**What the exercise asks:**
Exclude all pictures, then copy each of the records exactly as written.

**Raw data:**
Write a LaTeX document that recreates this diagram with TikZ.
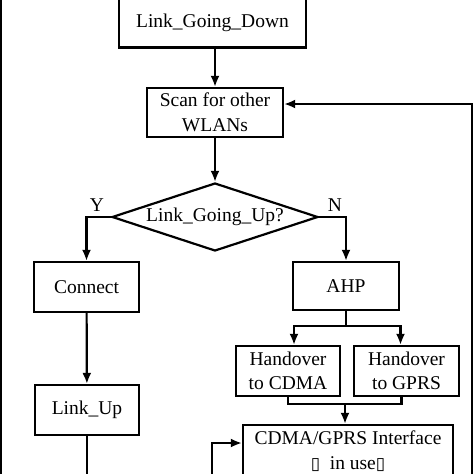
\documentclass[tikz,border=0pt]{standalone}
\usepackage{fontspec}
\setmainfont{Liberation Serif}
\newfontfamily\symfont{DejaVu Sans}
\usetikzlibrary{arrows.meta, shapes.geometric}

\begin{document}
\begin{tikzpicture}[x=1pt, y=-1pt, >={Latex[length=11pt,width=9pt]}, line width=2.2pt,
  font=\fontsize{19.5}{24.5}\selectfont,
  blk/.style={draw, align=center, inner sep=0pt},
  ask/.style={draw, diamond, aspect=3, inner sep=0pt, minimum width=206pt, minimum height=68pt}]

\useasboundingbox (0,0) rectangle (474,474);
\clip (0,0) rectangle (474,474);

% boxes
\node[blk, minimum width=187pt, minimum height=49pt] (down) at (212.5,23) {Link\_Going\_Down};
\node[blk, minimum width=136pt, minimum height=49pt] (scan) at (215,112.5) {Scan for other\\WLANs};
\node[ask] (up) at (215,217) {Link\_Going\_Up?};
\node[blk, minimum width=105pt, minimum height=50pt] (connect) at (86.5,287) {Connect};
\node[blk, minimum width=106pt, minimum height=48pt] (ahp) at (346,286) {AHP};
\node[blk, minimum width=104pt, minimum height=50pt] (linkup) at (87,410) {Link\_Up};
\node[blk, minimum width=104pt, minimum height=50pt] (hcdma) at (288,371) {Handover\\to CDMA};
\node[blk, minimum width=105pt, minimum height=50pt] (hgprs) at (406.5,371) {Handover\\to GPRS};
\node[blk, minimum width=210pt, minimum height=52pt] (iface) at (348,451) {CDMA/GPRS Interface\\{\symfont\fontsize{17}{17}\selectfont ▯}\ \ in use{\symfont\fontsize{17}{17}\selectfont ▯}};

% labels
\node (yes) at (97,205) {Y};
\node (no) at (335,205) {N};

% free ends
\coordinate (lbot) at (212,480);
\coordinate (rbot) at (472,480);
\coordinate (join) at (345,403);

% connectors
\draw[->] (scan.north |- down.south) -- (scan.north);
\draw[->] (scan) -- (up);
\draw[->] (up.west) -| (connect.north);
\draw[->] (up.east) -| (ahp.north);
\draw[->] (connect) -- (linkup);
\draw (linkup.south) -- ++(0,50);
\draw[->] (ahp.south) -- ++(0,15) -| ([xshift=6pt]hcdma.north);
\draw[->] (ahp.south) -- ++(0,15) -| ([xshift=-6pt]hgprs.north);
\draw (hcdma.south) -- ++(0,7) -| ([xshift=-5pt]hgprs.south);
\draw[->] (join) -- (join |- iface.north);
\draw[->] (lbot) |- ([yshift=8pt]iface.west);
\draw[->] (rbot) |- ([yshift=8.5pt]scan.east);

\draw (1,-5) -- (1,480);

\end{tikzpicture}
\end{document}
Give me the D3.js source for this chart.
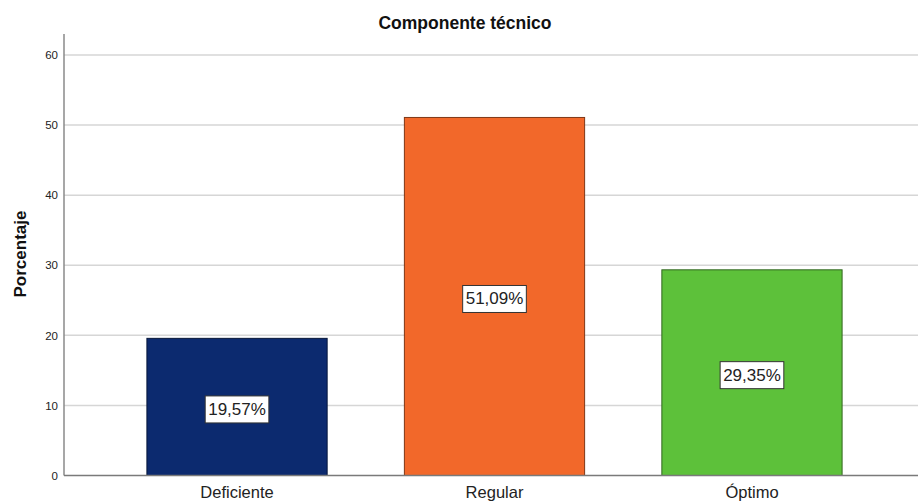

**Exercise response:**
Write a LaTeX document that recreates this diagram with TikZ.
\documentclass[tikz,border=0pt]{standalone}
\usepackage{fontspec}
\setmainfont{Liberation Serif}
\newfontfamily\symfont{DejaVu Sans}
\usetikzlibrary{arrows.meta, shapes.geometric}

\begin{document}
\begin{tikzpicture}[x=1pt, y=-1pt, >={Latex[length=11pt,width=9pt]}, line width=2.2pt,
  font=\fontsize{19.5}{24.5}\selectfont,
  blk/.style={draw, align=center, inner sep=0pt},
  ask/.style={draw, diamond, aspect=3, inner sep=0pt, minimum width=206pt, minimum height=68pt}]

\useasboundingbox (0,0) rectangle (474,474);
\clip (0,0) rectangle (474,474);

% boxes
\node[blk, minimum width=187pt, minimum height=49pt] (down) at (212.5,23) {Link\_Going\_Down};
\node[blk, minimum width=136pt, minimum height=49pt] (scan) at (215,112.5) {Scan for other\\WLANs};
\node[ask] (up) at (215,217) {Link\_Going\_Up?};
\node[blk, minimum width=105pt, minimum height=50pt] (connect) at (86.5,287) {Connect};
\node[blk, minimum width=106pt, minimum height=48pt] (ahp) at (346,286) {AHP};
\node[blk, minimum width=104pt, minimum height=50pt] (linkup) at (87,410) {Link\_Up};
\node[blk, minimum width=104pt, minimum height=50pt] (hcdma) at (288,371) {Handover\\to CDMA};
\node[blk, minimum width=105pt, minimum height=50pt] (hgprs) at (406.5,371) {Handover\\to GPRS};
\node[blk, minimum width=210pt, minimum height=52pt] (iface) at (348,451) {CDMA/GPRS Interface\\{\symfont\fontsize{17}{17}\selectfont ▯}\ \ in use{\symfont\fontsize{17}{17}\selectfont ▯}};

% labels
\node (yes) at (97,205) {Y};
\node (no) at (335,205) {N};

% free ends
\coordinate (lbot) at (212,480);
\coordinate (rbot) at (472,480);
\coordinate (join) at (345,403);

% connectors
\draw[->] (scan.north |- down.south) -- (scan.north);
\draw[->] (scan) -- (up);
\draw[->] (up.west) -| (connect.north);
\draw[->] (up.east) -| (ahp.north);
\draw[->] (connect) -- (linkup);
\draw (linkup.south) -- ++(0,50);
\draw[->] (ahp.south) -- ++(0,15) -| ([xshift=6pt]hcdma.north);
\draw[->] (ahp.south) -- ++(0,15) -| ([xshift=-6pt]hgprs.north);
\draw (hcdma.south) -- ++(0,7) -| ([xshift=-5pt]hgprs.south);
\draw[->] (join) -- (join |- iface.north);
\draw[->] (lbot) |- ([yshift=8pt]iface.west);
\draw[->] (rbot) |- ([yshift=8.5pt]scan.east);

\draw (1,-5) -- (1,480);

\end{tikzpicture}
\end{document}
Give me the D3.js source for this chart.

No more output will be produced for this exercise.